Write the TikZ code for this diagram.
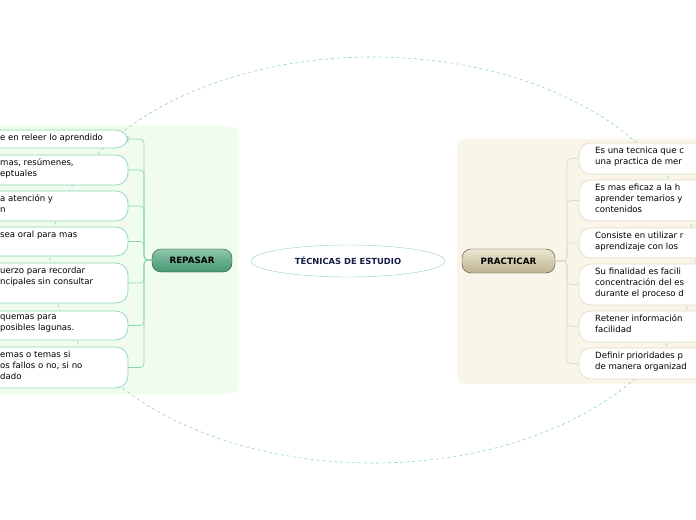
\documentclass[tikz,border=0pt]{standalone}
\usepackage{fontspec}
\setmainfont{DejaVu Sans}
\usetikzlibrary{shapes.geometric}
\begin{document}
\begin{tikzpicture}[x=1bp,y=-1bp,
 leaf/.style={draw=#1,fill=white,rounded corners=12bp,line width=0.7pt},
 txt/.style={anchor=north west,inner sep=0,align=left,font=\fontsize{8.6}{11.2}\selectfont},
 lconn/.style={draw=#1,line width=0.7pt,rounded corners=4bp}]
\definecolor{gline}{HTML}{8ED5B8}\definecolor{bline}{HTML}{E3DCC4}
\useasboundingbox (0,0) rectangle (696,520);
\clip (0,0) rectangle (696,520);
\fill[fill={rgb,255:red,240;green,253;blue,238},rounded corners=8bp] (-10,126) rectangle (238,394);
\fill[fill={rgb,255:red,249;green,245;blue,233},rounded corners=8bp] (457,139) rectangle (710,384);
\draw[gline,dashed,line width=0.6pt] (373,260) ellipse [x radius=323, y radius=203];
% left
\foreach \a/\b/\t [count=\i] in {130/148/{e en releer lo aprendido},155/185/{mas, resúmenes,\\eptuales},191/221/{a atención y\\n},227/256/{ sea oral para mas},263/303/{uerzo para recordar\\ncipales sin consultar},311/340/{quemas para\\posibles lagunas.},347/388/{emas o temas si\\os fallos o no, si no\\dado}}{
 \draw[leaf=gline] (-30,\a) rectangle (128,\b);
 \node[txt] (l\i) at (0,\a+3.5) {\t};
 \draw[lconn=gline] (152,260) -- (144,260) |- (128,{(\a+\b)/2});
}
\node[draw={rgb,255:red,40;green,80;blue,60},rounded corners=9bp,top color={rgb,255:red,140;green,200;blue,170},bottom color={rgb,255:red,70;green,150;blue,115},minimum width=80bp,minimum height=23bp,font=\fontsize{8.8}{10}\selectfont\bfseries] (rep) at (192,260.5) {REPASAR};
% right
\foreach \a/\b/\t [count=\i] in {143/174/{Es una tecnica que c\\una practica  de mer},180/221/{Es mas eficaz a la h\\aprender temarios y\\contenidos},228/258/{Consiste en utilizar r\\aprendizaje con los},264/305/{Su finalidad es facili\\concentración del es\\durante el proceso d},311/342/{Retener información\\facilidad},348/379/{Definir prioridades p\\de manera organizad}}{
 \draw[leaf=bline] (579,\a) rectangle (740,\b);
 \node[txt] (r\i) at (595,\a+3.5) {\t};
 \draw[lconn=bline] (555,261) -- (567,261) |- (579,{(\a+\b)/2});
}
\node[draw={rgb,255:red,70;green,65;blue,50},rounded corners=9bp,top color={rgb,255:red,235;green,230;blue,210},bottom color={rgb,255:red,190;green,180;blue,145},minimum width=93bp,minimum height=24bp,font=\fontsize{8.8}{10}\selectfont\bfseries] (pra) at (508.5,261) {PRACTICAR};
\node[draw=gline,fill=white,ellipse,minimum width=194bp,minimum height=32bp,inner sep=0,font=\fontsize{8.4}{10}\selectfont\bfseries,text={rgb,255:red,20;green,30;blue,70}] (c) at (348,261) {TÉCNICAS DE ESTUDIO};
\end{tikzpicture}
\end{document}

════════════════════

■ The exercise
Extract all the data above exactly, excluding every picture.

■ Written response
Write the TikZ code for this diagram.
\documentclass[tikz,border=0pt]{standalone}
\usepackage{fontspec}
\setmainfont{DejaVu Sans}
\usetikzlibrary{shapes.geometric}
\begin{document}
\begin{tikzpicture}[x=1bp,y=-1bp,
 leaf/.style={draw=#1,fill=white,rounded corners=12bp,line width=0.7pt},
 txt/.style={anchor=north west,inner sep=0,align=left,font=\fontsize{8.6}{11.2}\selectfont},
 lconn/.style={draw=#1,line width=0.7pt,rounded corners=4bp}]
\definecolor{gline}{HTML}{8ED5B8}\definecolor{bline}{HTML}{E3DCC4}
\useasboundingbox (0,0) rectangle (696,520);
\clip (0,0) rectangle (696,520);
\fill[fill={rgb,255:red,240;green,253;blue,238},rounded corners=8bp] (-10,126) rectangle (238,394);
\fill[fill={rgb,255:red,249;green,245;blue,233},rounded corners=8bp] (457,139) rectangle (710,384);
\draw[gline,dashed,line width=0.6pt] (373,260) ellipse [x radius=323, y radius=203];
% left
\foreach \a/\b/\t [count=\i] in {130/148/{e en releer lo aprendido},155/185/{mas, resúmenes,\\eptuales},191/221/{a atención y\\n},227/256/{ sea oral para mas},263/303/{uerzo para recordar\\ncipales sin consultar},311/340/{quemas para\\posibles lagunas.},347/388/{emas o temas si\\os fallos o no, si no\\dado}}{
 \draw[leaf=gline] (-30,\a) rectangle (128,\b);
 \node[txt] (l\i) at (0,\a+3.5) {\t};
 \draw[lconn=gline] (152,260) -- (144,260) |- (128,{(\a+\b)/2});
}
\node[draw={rgb,255:red,40;green,80;blue,60},rounded corners=9bp,top color={rgb,255:red,140;green,200;blue,170},bottom color={rgb,255:red,70;green,150;blue,115},minimum width=80bp,minimum height=23bp,font=\fontsize{8.8}{10}\selectfont\bfseries] (rep) at (192,260.5) {REPASAR};
% right
\foreach \a/\b/\t [count=\i] in {143/174/{Es una tecnica que c\\una practica  de mer},180/221/{Es mas eficaz a la h\\aprender temarios y\\contenidos},228/258/{Consiste en utilizar r\\aprendizaje con los},264/305/{Su finalidad es facili\\concentración del es\\durante el proceso d},311/342/{Retener información\\facilidad},348/379/{Definir prioridades p\\de manera organizad}}{
 \draw[leaf=bline] (579,\a) rectangle (740,\b);
 \node[txt] (r\i) at (595,\a+3.5) {\t};
 \draw[lconn=bline] (555,261) -- (567,261) |- (579,{(\a+\b)/2});
}
\node[draw={rgb,255:red,70;green,65;blue,50},rounded corners=9bp,top color={rgb,255:red,235;green,230;blue,210},bottom color={rgb,255:red,190;green,180;blue,145},minimum width=93bp,minimum height=24bp,font=\fontsize{8.8}{10}\selectfont\bfseries] (pra) at (508.5,261) {PRACTICAR};
\node[draw=gline,fill=white,ellipse,minimum width=194bp,minimum height=32bp,inner sep=0,font=\fontsize{8.4}{10}\selectfont\bfseries,text={rgb,255:red,20;green,30;blue,70}] (c) at (348,261) {TÉCNICAS DE ESTUDIO};
\end{tikzpicture}
\end{document}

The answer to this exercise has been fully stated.